If you’re intrigued by the current cinephile chatter about the Czechoslovak New Wave and you’re looking for a good place to start, you couldn’t do much better than Arrow’s new reissue of Miloš Forman’s second film. The Firemen’s Ball is as formally precise and tightly edited as any film in the whole movement, yet its sense of humour is less of an acquired taste. In place of the alienating absurdity of a film like Daisies or Valerie and Her Week of Wonders, The Firemen’s Ball offers a droll satire of the pettiness and greed that comes with even a minor position of authority. After the film was banned, Forman famously ended up in Hollywood, directing One Flew Over the Cuckoo’s Nest and Amadeus, among many others. Had he emigrated a decade or two early, the sensibility on display in this film might have found a comfortable berth at Ealing.
In the disc’s extras, Forman and his co-writer Ivan Passer (also a notable director in his own right – the Czechoslovak New Wave was nothing if not collaborative) discuss the odd circumstances that led to the film being made. During the research process for another, unmade, film, they stumbled across a ball for the firemen of the village they were staying in. They found the situation so promising that they scrapped the script they were working on and set to work on another film, a comedy almost totally eschewing professional actors in favour of the local firemen – playing local firemen.
Although the film is a farce about an ineptly organised social event, this casting choice makes it unwise to view the film as simple entertainment. Unfortunately, the people who read deeper political meanings into the film included the Soviet government, who ordered that the film be banned “forever” when they invaded Czechoslovakia in 1968. Yet The Firemen’s Ball is not solely a criticism of totalitarianism. Its comedy is applicable to all kinds of systems, so much so that a key phrase from the third act (“zhastnout”, literally “to turn the lights out”) became a slang term during the 1990s for the asset-stripping privatisation that followed the collapse of Communism.
That said, while Forman doesn’t reject the political readings of the film (these days – he was forced to officially disavow them during the Soviet occupation), he says it wasn’t his intention to make a statement.
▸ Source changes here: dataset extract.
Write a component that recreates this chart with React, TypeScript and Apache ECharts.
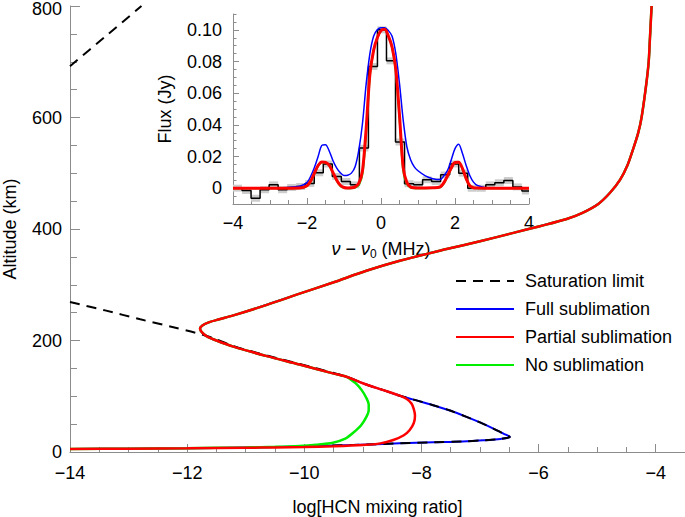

The tone darkens a little in the second half, but for its first half The Firemen’s Ball is simply good fun. It shows Forman, his cast and crew marshalling modes of comedy from slapstick to slow-burn into one perfectly orchestrated ensemble piece. Forman’s regular cinematographer, the recently deceased Miroslav Ondříček, makes great sport of shooting and lighting the wrinkled faces of the Dad’s Army of firemen Forman made movie stars, and Arrow’s typically excellent restoration is a timely tribute to his work.
As for the extras, they’re lighter than some of Arrow’s comprehensive recent sets but still worth pursuing, with the two half-hour films by Czech cinema expert Michael Brooke particularly useful. One is an oddly touching look at some of the non-professional actors who featured in films by Forman and his contemporaries, the other is a personal response to the main feature and its themes. Brooke’s intriguing reading is that The Firemen’s Ball is a film about performance, from the commemorative celebration the ball is built around to the girls auditioning for the firemen’s somewhat questionable beauty pageant, to the non-professional actors playing hopefully less competent versions of themselves. Examined in this light, maybe Forman’s most personal American film is not either of his Best Picture winners but Man on the Moon, a tender biopic of a performer who always wanted to leave the audience wondering if he was performing or not.